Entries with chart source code

— begin —

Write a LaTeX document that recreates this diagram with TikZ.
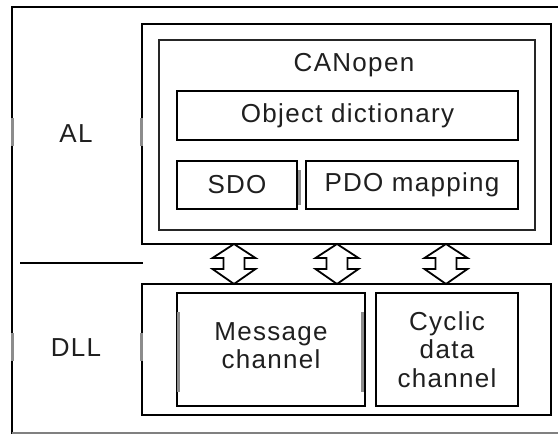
\documentclass[tikz,border=0pt]{standalone}
\usepackage{fontspec}
\setmainfont{Liberation Sans}[LetterSpace=5]
\begin{document}
\begin{tikzpicture}[x=1pt,y=-1pt,
  box/.style={draw=black, line width=1.8pt, inner sep=0pt},
  thinbox/.style={draw=black!85, line width=1.5pt, inner sep=0pt},
  lbl/.style={text=black!88, font=\fontsize{26}{28.5}\selectfont, align=center, inner sep=0pt},
  marker/.style={fill=black!45, draw=none},
  blockarrow/.style={draw=black, line width=1.8pt, fill=white, line join=miter}]
\useasboundingbox (0,0) rectangle (558,434);

% outer frame
\draw[line width=2pt] (12,434) -- (12,7) -- (558,7);
\draw[black!50, line width=1.5pt] (12,433) -- (558,433);

% layer separator
\draw[line width=1.4pt] (20,263) -- (143,263);

% layer labels
\node[lbl] (al) at (76,134) {AL};
\node[lbl] (dll) at (76,348) {DLL};

% application layer
\node[box, minimum width=409, minimum height=220] (alb) at (346.5,134) {};
\node[thinbox, minimum width=376, minimum height=190] (canopen) at (347,135) {};
\node[lbl] (cantxt) at (354,65) {CANopen};
\node[box, minimum width=341, minimum height=49, lbl] (od) at (347.5,115.5) {Object dictionary};
\node[box, minimum width=120, minimum height=48, lbl] (sdo) at (237,185) {SDO};
\node[box, minimum width=212, minimum height=48, lbl] (pdo) at (412,185) {PDO mapping};

% data link layer
\node[box, minimum width=409, minimum height=131] (dllb) at (346.5,349.5) {};
\node[box, minimum width=188, minimum height=113] (msg) at (271,349.5) {};
\node[lbl] (msgtxt) at (271,345.5) {Message\\channel};
\node[box, minimum width=142, minimum height=113, lbl] (cyc) at (447,349.5) {Cyclic\\data\\channel};

% gray edge markers
\fill[marker] (10.5,118) rectangle (13.5,146);
\fill[marker] (139.5,118) rectangle (142.5,146);
\fill[marker] (10.5,333) rectangle (13.5,361);
\fill[marker] (139.5,333) rectangle (142.5,361);
\fill[marker] (297.5,170) rectangle (301,205);
\fill[marker] (177,312) rectangle (180,392);
\fill[marker] (361,312) rectangle (364,392);

% double block arrows between the layers
\foreach \i/\x in {1/234, 2/337, 3/446} {
  \coordinate (t\i) at (\x,244);
  \coordinate (b\i) at (\x,284);
  \draw[blockarrow] (t\i) -- ++(21.5,14) -- ++(-11,0) -- ++(0,11) -- ++(11,0)
    -- (b\i) -- ++(-21.5,-15) -- ++(11,0) -- ++(0,-11) -- ++(-11,0) -- cycle;
}
\end{tikzpicture}
\end{document}
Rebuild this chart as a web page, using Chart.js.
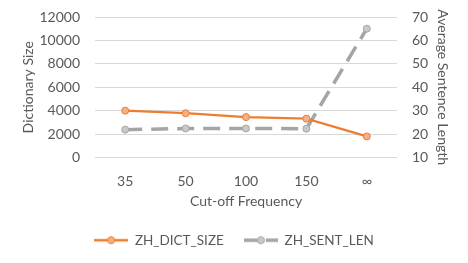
<!DOCTYPE html>
<html><head><meta charset="utf-8">
<script src="https://cdn.jsdelivr.net/npm/chart.js@4/dist/chart.umd.min.js"></script>
<style>html,body{margin:0;padding:0;background:#fff;}#wrap{width:468px;height:263px;}</style>
</head><body><div id="wrap"><canvas id="c" width="468" height="263"></canvas></div>
<script>
const categories = ["35", "50", "100", "150", "∞"];
const dictSize = [4000, 3780, 3450, 3320, 1800];
const sentLen = [21.9, 22.4, 22.4, 22.3, 65];
const leftTicks = [0, 2000, 4000, 6000, 8000, 10000, 12000];
const rightTicks = [10, 20, 30, 40, 50, 60, 70];

const ORANGE = '#ED7D31', ORANGE_FILL = '#F4B183';
const GRAY = '#A5A5A5', GRAY_FILL = '#C9C9C9';
const TXT = '#595959';
const FONT = 'Lato';

function legendIcon(color, fill, dashed) {
  const c = document.createElement('canvas');
  c.width = 34; c.height = 10;
  const x = c.getContext('2d');
  x.strokeStyle = color; x.lineWidth = dashed ? 3.5 : 2.5;
  if (dashed) x.setLineDash([15, 7]);
  x.beginPath(); x.moveTo(0, 5); x.lineTo(34, 5); x.stroke();
  x.setLineDash([]);
  x.beginPath(); x.arc(17, 5, 3.5, 0, Math.PI * 2);
  x.fillStyle = fill; x.fill(); x.lineWidth = 1; x.strokeStyle = color; x.stroke();
  return c;
}
const icons = [legendIcon(ORANGE, ORANGE_FILL, false), legendIcon(GRAY, GRAY_FILL, true)];

new Chart(document.getElementById('c'), {
  type: 'line',
  data: {
    labels: categories,
    datasets: [
      { label: 'ZH_DICT_SIZE', data: dictSize, yAxisID: 'y', borderColor: ORANGE, backgroundColor: ORANGE_FILL,
        borderWidth: 2.25, pointRadius: 3.5, pointBorderWidth: 1, pointBorderColor: ORANGE, pointBackgroundColor: ORANGE_FILL, tension: 0 },
      { label: 'ZH_SENT_LEN', data: sentLen, yAxisID: 'y1', borderColor: GRAY, backgroundColor: GRAY_FILL,
        borderWidth: 3.5, borderDash: [17, 9], pointRadius: 3.5, pointBorderWidth: 1, pointBorderColor: GRAY, pointBackgroundColor: GRAY_FILL, tension: 0 }
    ]
  },
  options: {
    responsive: false, animation: false,
    layout: { padding: { top: 17, bottom: 6, left: 0, right: 0 } },
    plugins: {
      tooltip: { enabled: false },
      legend: {
        position: 'bottom',
        labels: {
          font: { family: FONT, size: 13.5 }, color: TXT, usePointStyle: true, pointStyleWidth: 34, padding: 20,
          generateLabels(chart) {
            const items = Chart.defaults.plugins.legend.labels.generateLabels(chart);
            items.forEach((it, i) => { it.pointStyle = icons[i]; });
            return items;
          }
        }
      }
    },
    scales: {
      x: {
        offset: true,
        grid: { display: false, offset: true }, border: { display: false },
        ticks: { font: { family: FONT, size: 14 }, color: TXT, padding: 8 },
        title: { display: true, text: 'Cut-off Frequency', font: { family: FONT, size: 14 }, color: TXT, padding: { top: 4 } },
        afterFit(s) { s.height = 56; s.paddingLeft = 0; s.paddingRight = 0; }
      },
      y: {
        position: 'left', min: 0, max: 12000,
        afterBuildTicks(s) { s.ticks = leftTicks.map(v => ({ value: v })); },
        grid: { color: '#D9D9D9', lineWidth: 1, drawTicks: false }, border: { display: false },
        ticks: { font: { family: FONT, size: 14 }, color: TXT, padding: 15, callback: v => String(v) },
        title: { display: true, text: 'Dictionary Size', font: { family: FONT, size: 14 }, color: TXT, padding: { top: 20, bottom: 4 } },
        afterFit(s) { s.width = 95; s.paddingTop = 0; s.paddingBottom = 0; }
      },
      y1: {
        position: 'right', min: 10, max: 70,
        afterBuildTicks(s) { s.ticks = rightTicks.map(v => ({ value: v })); },
        grid: { display: false, drawTicks: false }, border: { display: false },
        ticks: { font: { family: FONT, size: 14 }, color: TXT, padding: 15, callback: v => String(v) },
        title: { display: true, text: 'Average Sentence Length', font: { family: FONT, size: 14 }, color: TXT, padding: { top: 17, bottom: 0 } },
        afterFit(s) { s.width = 71; s.paddingTop = 0; s.paddingBottom = 0; }
      }
    }
  }
});
</script></body></html>
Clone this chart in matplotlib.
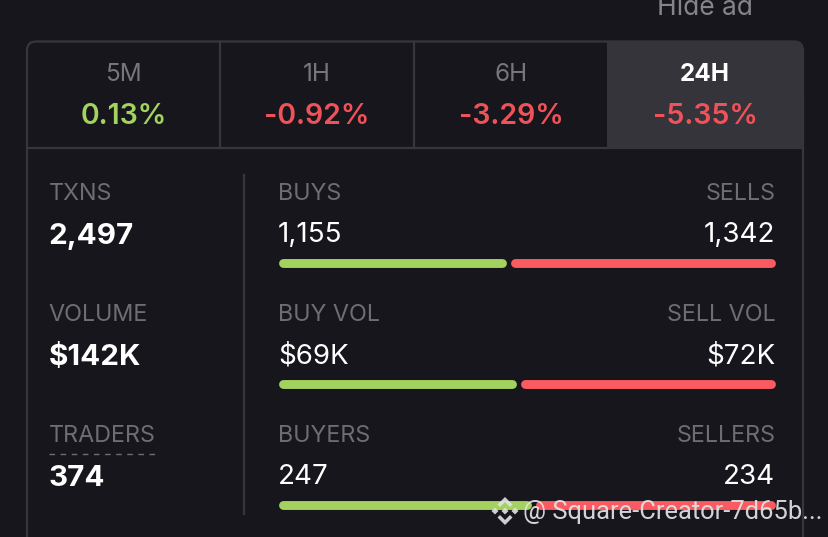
import matplotlib
matplotlib.use("Agg")
import matplotlib.pyplot as plt
from matplotlib.patches import FancyBboxPatch, Rectangle, Polygon

# ---- data ----
tab_labels = ["5M", "1H", "6H", "24H"]
tab_changes = ["0.13%", "-0.92%", "-3.29%", "-5.35%"]
tab_change_values = [0.13, -0.92, -3.29, -5.35]
stat_labels = ["TXNS", "VOLUME", "TRADERS"]
stat_values = ["2,497", "$142K", "374"]
buy_labels = ["BUYS", "BUY VOL", "BUYERS"]
sell_labels = ["SELLS", "SELL VOL", "SELLERS"]
buy_texts = ["1,155", "$69K", "247"]
sell_texts = ["1,342", "$72K", "234"]
buy_values = [1155, 68.6, 247]
sell_values = [1342, 73.4, 234]

# ---- style ----
BG = "#17161c"
BORDER = "#37363c"
ACTIVE = "#35343a"
GREEN = "#a4d25f"
RED_T = "#f0525a"
RED = "#f95b60"
GREY = "#6e6d73"
TABGREY = "#77767b"
WHITE = "#ffffff"
FONT = ["Inter", "DejaVu Sans"]

fig = plt.figure(figsize=(8.29, 5.37), dpi=100, facecolor=BG)
ax = fig.add_axes([0, 0, 1, 1])
ax.set_xlim(0, 829)
ax.set_ylim(537, 0)
ax.axis("off")

def T(x, y, s, size, color, weight="normal", ha="left", **kw):
    return ax.text(x, y, s, fontsize=size, color=color, fontweight=weight, ha=ha,
                   va="baseline", family=FONT, **kw)

# panel
L, R, TOP, BOT, TAB = 27, 803, 41.5, 560, 147.5
ax.add_patch(FancyBboxPatch((L, TOP), R - L, BOT - TOP, boxstyle="round,pad=0,rounding_size=9",
                            fc=BG, ec=BORDER, lw=1.6, zorder=1))
# active tab
ax.add_patch(FancyBboxPatch((607, TOP - 0.5), R - 607 + 0.5, 60, boxstyle="round,pad=0,rounding_size=9",
                            fc=ACTIVE, ec="none", zorder=2))
ax.add_patch(Rectangle((607, TOP + 15), R - 607 + 0.5, TAB - TOP - 14, fc=ACTIVE, ec="none", zorder=2))
ax.add_patch(Rectangle((607, TOP - 0.5), 20, 20, fc=ACTIVE, ec="none", zorder=2))
ax.plot([L, R], [TAB, TAB], color=BORDER, lw=1.6, zorder=1.5)
for x in (220.5, 414.5):
    ax.plot([x, x], [TOP, TAB], color=BORDER, lw=1.6, zorder=1.5)
ax.plot([244, 244], [175, 514], color=BORDER, lw=1.6, zorder=1.5)

T(705, 15, "Hide ad", 19, "#85848a", ha="center")

# tabs
centers = [123.5, 317, 511, 705]
for i, c in enumerate(centers):
    active = i == 3
    T(c, 81, tab_labels[i], 17.5, WHITE if active else TABGREY,
      "bold" if active else "normal", ha="center", zorder=3)
    col = GREEN if tab_change_values[i] >= 0 else RED_T
    T(c, 123.5, tab_changes[i], 20.5, col, "semibold", ha="center", zorder=3)

# left column
rows_label = [200, 321, 442]
rows_value = [244, 365.5, 486.5]
for i in range(3):
    T(48.5, rows_label[i], stat_labels[i], 16.8, GREY, zorder=3)
    T(48.5, rows_value[i], stat_values[i], 21.3, WHITE, "bold", zorder=3)
ax.plot([49, 158], [453.5, 453.5], color=GREY, lw=1, dashes=(4, 4), zorder=3)

# right columns with bars
BX0, BX1, GAP = 278.7, 775.3, 3.6
BAR_LW = 6.4
CAP = BAR_LW * 100 / 72 / 2
bar_y = [263, 384, 505]
for i in range(3):
    T(278, rows_label[i], buy_labels[i], 16.8, GREY, zorder=3)
    T(775.5, rows_label[i], sell_labels[i], 16.8, GREY, ha="right", zorder=3)
    T(278, rows_value[i] - 2, buy_texts[i], 20, WHITE, zorder=3)
    T(775.5, rows_value[i] - 2, sell_texts[i], 20, WHITE, ha="right", zorder=3)
    split = BX0 + (BX1 - BX0) * buy_values[i] / (buy_values[i] + sell_values[i])
    ax.plot([BX0 + CAP, split - GAP / 2 - CAP], [bar_y[i]] * 2, color=GREEN, lw=BAR_LW,
            solid_capstyle="round", zorder=3)
    ax.plot([split + GAP / 2 + CAP, BX1 - CAP], [bar_y[i]] * 2, color=RED, lw=BAR_LW,
            solid_capstyle="round", zorder=3)

# watermark (logo + handle)
WM = "#e4e4e6"
cx, cy = 505, 511
def poly(points):
    ax.add_patch(Polygon([(cx + a, cy + b) for a, b in points], closed=True, fc=WM, ec="none",
                         alpha=0.9, zorder=5))
poly([(0, -14), (7.5, -6.5), (5, -4), (0, -9), (-5, -4), (-7.5, -6.5)])
poly([(0, 14), (7.5, 6.5), (5, 4), (0, 9), (-5, 4), (-7.5, 6.5)])
poly([(-13.5, 0), (-10, -3.5), (-6.5, 0), (-10, 3.5)])
poly([(13.5, 0), (10, -3.5), (6.5, 0), (10, 3.5)])
poly([(0, -3.5), (3.5, 0), (0, 3.5), (-3.5, 0)])
ax.text(523, 519.5, "@ Square-Creator-7d65b...", fontsize=18.4, color=WM, alpha=0.92, ha="left",
        va="baseline", family=["Roboto", "DejaVu Sans"], zorder=5)

fig.savefig("out.png", dpi=100, facecolor=BG)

— end —

▶ [Objective]: Give again, exactly as written, only the lines that start at the one with "Rebuild this chart" and end at the one with "const rightTicks = [10, 20, 30, 40, 50, 60, 70];", both included. Skip any pictures.

▶ [Final result]:
Rebuild this chart as a web page, using Chart.js.
<!DOCTYPE html>
<html><head><meta charset="utf-8">
<script src="https://cdn.jsdelivr.net/npm/chart.js@4/dist/chart.umd.min.js"></script>
<style>html,body{margin:0;padding:0;background:#fff;}#wrap{width:468px;height:263px;}</style>
</head><body><div id="wrap"><canvas id="c" width="468" height="263"></canvas></div>
<script>
const categories = ["35", "50", "100", "150", "∞"];
const dictSize = [4000, 3780, 3450, 3320, 1800];
const sentLen = [21.9, 22.4, 22.4, 22.3, 65];
const leftTicks = [0, 2000, 4000, 6000, 8000, 10000, 12000];
const rightTicks = [10, 20, 30, 40, 50, 60, 70];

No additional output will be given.